### [Aim of the task]
Collect all lines below with the string "that".

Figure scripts
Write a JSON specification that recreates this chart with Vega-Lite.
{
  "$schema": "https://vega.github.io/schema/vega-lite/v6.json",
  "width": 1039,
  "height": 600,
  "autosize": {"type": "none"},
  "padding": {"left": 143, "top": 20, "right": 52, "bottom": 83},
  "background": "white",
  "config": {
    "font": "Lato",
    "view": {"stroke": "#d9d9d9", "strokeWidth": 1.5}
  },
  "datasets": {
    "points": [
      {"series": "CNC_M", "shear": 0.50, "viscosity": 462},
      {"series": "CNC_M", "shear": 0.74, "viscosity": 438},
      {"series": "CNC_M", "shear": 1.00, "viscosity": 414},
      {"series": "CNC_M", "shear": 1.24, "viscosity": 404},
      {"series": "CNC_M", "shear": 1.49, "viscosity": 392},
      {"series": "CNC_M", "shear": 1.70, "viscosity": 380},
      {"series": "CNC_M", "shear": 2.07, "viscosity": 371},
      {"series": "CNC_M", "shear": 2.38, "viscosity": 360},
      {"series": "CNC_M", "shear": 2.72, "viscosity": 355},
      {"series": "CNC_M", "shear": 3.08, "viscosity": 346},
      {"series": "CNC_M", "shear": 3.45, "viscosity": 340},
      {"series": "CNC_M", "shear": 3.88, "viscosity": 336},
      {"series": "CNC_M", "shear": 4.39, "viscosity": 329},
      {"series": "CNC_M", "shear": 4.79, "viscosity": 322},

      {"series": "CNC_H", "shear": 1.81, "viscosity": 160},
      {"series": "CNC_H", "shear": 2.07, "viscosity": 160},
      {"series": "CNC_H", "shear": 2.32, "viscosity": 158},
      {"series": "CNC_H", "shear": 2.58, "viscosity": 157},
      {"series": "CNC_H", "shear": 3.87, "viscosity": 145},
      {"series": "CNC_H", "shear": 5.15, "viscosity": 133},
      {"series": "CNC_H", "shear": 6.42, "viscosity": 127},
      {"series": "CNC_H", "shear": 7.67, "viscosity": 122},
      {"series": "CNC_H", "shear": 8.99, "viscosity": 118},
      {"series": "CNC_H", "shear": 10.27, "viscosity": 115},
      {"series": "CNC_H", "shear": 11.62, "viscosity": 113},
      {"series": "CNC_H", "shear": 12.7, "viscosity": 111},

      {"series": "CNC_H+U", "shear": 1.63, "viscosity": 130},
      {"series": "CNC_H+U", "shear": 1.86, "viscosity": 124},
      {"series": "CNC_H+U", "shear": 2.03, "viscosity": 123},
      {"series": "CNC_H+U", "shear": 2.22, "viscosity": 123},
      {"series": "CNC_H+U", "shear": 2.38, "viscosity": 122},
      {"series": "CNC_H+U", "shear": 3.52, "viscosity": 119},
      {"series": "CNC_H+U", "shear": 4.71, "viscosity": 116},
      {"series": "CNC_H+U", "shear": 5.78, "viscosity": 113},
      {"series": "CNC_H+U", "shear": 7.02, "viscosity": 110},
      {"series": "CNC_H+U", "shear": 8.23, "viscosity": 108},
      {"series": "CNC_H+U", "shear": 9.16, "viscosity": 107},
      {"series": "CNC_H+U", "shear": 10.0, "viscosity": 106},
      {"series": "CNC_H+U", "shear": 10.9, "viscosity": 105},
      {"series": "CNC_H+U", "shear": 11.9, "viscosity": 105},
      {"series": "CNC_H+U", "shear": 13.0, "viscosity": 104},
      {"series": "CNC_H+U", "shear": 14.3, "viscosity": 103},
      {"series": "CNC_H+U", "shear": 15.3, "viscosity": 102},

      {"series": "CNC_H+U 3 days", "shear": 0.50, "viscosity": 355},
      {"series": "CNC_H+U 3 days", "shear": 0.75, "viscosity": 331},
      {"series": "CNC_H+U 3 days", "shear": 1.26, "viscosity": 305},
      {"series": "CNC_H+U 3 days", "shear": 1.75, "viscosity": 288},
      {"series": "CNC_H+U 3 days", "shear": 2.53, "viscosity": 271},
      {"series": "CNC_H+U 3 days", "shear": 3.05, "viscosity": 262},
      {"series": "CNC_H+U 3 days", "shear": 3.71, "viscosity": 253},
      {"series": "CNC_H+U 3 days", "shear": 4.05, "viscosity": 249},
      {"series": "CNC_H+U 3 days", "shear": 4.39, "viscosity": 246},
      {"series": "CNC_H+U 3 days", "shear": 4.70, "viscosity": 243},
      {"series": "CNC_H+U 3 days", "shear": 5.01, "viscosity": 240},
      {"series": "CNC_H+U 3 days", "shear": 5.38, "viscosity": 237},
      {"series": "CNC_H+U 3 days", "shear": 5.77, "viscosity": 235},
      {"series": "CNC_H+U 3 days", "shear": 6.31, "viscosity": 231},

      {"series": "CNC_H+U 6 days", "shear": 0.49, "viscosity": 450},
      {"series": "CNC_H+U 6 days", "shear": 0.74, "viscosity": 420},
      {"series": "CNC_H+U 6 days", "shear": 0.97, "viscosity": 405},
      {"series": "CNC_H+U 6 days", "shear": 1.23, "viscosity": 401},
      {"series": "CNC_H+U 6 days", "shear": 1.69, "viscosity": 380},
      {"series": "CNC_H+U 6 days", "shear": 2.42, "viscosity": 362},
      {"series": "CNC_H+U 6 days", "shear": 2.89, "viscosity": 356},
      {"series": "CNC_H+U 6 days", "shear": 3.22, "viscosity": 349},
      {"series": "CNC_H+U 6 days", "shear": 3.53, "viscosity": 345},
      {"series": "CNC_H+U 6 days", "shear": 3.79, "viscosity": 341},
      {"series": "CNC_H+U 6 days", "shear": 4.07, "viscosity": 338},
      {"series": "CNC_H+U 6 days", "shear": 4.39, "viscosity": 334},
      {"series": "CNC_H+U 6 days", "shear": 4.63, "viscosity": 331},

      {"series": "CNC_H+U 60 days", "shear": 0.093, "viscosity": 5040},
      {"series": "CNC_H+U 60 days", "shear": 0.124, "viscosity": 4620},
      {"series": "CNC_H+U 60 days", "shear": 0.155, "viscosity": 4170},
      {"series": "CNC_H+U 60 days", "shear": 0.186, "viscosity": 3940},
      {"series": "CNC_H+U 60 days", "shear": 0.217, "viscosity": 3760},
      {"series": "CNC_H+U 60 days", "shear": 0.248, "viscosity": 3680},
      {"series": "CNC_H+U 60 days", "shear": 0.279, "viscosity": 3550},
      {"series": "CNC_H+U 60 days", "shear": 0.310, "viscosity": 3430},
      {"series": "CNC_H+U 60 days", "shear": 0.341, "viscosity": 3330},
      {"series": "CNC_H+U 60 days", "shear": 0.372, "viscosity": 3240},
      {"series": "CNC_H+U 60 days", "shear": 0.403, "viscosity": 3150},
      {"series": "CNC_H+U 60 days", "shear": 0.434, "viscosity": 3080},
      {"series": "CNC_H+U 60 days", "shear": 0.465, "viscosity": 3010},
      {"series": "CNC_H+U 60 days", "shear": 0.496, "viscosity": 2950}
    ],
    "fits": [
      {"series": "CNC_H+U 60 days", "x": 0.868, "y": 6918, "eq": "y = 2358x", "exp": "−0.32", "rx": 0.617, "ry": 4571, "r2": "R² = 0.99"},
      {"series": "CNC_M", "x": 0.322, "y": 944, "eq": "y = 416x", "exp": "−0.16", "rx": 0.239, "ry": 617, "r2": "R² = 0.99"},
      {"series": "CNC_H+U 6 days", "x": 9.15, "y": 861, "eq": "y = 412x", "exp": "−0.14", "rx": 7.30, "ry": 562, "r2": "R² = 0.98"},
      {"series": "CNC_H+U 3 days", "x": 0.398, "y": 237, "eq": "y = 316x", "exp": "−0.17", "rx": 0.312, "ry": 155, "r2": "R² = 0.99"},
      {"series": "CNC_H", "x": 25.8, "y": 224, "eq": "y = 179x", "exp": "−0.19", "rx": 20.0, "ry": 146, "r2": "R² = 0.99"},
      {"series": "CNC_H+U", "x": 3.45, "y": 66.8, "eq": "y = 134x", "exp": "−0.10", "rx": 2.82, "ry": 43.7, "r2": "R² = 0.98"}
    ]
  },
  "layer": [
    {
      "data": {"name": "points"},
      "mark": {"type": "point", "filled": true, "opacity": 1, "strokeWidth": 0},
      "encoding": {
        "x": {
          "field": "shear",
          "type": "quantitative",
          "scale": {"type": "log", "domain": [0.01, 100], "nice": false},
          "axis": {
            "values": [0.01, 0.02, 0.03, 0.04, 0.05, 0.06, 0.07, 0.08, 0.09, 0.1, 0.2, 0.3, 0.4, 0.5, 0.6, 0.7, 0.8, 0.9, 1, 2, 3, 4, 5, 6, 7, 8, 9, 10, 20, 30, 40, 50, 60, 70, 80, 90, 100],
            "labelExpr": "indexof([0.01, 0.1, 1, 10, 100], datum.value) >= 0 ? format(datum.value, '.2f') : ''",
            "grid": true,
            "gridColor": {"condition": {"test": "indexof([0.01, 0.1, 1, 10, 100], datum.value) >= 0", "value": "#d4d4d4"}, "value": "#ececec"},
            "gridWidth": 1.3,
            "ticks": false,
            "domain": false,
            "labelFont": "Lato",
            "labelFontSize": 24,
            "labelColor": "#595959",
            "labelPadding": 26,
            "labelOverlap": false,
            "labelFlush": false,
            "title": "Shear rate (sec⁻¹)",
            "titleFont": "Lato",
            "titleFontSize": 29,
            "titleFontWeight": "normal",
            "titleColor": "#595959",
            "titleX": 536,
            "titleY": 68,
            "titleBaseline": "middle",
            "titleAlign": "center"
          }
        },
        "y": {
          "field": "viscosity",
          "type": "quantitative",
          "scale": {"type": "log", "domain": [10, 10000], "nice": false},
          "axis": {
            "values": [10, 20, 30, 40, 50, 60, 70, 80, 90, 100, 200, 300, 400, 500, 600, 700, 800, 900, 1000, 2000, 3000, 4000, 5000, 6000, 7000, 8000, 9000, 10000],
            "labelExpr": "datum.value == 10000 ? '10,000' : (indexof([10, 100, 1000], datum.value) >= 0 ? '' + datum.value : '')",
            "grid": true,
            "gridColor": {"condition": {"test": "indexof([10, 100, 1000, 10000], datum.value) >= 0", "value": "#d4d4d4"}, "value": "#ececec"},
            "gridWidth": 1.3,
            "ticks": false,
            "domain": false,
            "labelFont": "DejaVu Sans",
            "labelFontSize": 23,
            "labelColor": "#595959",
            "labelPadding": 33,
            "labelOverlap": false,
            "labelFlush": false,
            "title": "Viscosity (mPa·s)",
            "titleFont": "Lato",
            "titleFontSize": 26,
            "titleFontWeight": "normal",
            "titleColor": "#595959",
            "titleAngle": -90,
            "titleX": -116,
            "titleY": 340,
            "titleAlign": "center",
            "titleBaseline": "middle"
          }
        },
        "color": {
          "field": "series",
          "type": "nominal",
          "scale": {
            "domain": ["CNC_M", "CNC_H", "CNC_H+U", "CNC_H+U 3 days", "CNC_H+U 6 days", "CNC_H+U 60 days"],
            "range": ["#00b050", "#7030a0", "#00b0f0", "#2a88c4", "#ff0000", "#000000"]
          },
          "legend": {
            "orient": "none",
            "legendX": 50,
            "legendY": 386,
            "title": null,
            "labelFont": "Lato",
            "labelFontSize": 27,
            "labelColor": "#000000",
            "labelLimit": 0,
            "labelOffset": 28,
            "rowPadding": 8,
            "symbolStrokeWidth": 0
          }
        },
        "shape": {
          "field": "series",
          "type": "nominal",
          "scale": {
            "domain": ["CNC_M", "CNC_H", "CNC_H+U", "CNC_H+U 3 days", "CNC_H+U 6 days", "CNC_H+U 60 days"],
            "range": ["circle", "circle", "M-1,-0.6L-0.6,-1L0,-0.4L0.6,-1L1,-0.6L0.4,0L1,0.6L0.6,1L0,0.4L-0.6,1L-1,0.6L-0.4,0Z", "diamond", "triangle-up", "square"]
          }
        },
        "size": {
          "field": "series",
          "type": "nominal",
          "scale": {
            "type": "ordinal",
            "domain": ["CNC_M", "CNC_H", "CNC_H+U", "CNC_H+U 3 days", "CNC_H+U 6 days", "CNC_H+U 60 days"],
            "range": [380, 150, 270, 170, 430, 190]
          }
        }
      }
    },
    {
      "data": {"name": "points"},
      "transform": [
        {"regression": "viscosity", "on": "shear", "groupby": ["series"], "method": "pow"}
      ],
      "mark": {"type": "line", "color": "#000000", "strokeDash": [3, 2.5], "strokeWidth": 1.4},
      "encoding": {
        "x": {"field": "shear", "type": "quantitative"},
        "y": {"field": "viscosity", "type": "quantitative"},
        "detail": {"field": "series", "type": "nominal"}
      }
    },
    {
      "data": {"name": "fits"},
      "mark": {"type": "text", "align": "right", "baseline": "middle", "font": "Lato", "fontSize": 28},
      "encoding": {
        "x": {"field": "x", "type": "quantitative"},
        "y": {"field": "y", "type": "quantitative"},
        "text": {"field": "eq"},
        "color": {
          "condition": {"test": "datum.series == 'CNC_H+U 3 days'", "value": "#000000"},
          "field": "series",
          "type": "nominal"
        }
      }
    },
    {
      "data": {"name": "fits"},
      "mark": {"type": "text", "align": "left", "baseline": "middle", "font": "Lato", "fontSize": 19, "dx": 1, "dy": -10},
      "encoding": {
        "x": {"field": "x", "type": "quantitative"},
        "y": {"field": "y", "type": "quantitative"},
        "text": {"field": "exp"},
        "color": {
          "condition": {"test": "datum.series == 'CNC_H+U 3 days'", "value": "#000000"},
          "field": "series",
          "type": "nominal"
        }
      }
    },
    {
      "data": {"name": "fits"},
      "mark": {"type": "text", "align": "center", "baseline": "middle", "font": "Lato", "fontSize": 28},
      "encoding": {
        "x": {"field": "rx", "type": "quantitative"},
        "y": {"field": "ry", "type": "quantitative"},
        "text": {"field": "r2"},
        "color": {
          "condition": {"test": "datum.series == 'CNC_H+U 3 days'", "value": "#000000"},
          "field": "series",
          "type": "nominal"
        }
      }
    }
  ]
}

* * *

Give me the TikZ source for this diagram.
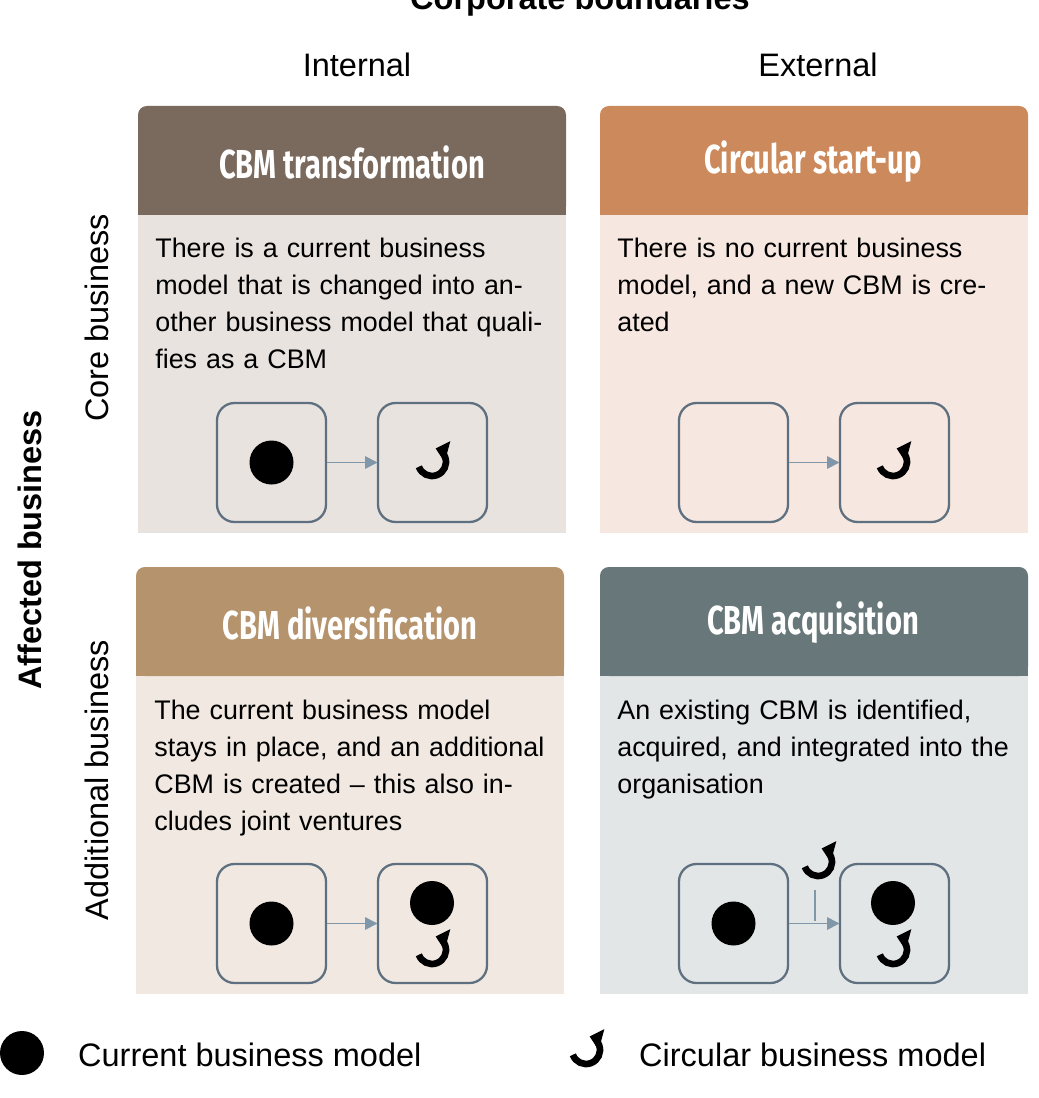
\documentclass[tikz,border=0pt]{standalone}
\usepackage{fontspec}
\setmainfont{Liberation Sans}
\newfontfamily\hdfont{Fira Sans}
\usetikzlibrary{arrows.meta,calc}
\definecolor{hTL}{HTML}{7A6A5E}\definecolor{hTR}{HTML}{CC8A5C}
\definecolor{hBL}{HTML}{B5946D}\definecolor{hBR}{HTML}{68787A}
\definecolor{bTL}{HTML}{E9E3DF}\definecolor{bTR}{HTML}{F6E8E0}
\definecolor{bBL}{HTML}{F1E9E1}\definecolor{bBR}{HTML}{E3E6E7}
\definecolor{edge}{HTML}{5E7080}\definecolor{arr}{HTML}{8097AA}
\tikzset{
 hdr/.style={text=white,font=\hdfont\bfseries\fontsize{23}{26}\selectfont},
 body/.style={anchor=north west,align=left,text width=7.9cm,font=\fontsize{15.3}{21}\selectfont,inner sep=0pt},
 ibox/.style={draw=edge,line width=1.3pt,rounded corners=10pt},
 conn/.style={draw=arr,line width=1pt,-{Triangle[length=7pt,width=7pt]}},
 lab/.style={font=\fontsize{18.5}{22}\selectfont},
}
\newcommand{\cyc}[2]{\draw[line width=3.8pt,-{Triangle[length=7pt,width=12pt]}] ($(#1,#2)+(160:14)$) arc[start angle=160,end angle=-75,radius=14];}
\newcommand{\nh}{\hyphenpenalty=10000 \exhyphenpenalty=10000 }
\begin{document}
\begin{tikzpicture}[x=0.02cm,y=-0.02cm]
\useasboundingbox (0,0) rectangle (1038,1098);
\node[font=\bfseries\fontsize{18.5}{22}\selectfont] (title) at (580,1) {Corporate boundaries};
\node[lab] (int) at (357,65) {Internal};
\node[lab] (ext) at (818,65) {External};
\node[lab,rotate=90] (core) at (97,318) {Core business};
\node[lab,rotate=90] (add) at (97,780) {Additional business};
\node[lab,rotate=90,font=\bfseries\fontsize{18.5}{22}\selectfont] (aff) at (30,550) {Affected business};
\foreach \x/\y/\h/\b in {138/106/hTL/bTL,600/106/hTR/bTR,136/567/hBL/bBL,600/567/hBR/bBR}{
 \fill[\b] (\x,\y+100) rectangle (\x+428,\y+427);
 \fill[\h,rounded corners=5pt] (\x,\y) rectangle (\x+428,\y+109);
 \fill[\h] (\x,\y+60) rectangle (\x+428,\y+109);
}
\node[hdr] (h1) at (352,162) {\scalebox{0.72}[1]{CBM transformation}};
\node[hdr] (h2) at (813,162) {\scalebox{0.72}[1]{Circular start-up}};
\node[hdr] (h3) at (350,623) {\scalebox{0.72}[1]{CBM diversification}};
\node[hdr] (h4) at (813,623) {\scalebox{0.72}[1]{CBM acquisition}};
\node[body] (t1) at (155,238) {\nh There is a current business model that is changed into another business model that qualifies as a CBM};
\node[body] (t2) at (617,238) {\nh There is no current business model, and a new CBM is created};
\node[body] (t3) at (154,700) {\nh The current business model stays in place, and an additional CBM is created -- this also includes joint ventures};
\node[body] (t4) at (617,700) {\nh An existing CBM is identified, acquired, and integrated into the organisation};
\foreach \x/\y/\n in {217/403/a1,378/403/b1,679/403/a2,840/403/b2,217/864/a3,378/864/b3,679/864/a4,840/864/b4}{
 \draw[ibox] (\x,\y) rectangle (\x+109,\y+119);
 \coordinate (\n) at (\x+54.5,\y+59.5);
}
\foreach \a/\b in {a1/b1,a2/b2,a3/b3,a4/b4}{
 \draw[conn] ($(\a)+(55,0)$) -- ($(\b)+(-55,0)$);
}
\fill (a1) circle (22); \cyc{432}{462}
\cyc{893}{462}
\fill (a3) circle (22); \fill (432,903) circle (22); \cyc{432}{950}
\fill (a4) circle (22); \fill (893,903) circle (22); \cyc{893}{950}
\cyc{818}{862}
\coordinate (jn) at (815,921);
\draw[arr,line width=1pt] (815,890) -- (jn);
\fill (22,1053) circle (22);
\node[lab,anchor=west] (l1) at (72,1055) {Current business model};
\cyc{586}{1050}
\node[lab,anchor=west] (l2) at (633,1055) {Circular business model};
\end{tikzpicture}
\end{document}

### [Complete response]
Write a JSON specification that recreates this chart with Vega-Lite.
\node[body] (t1) at (155,238) {\nh There is a current business model that is changed into another business model that qualifies as a CBM};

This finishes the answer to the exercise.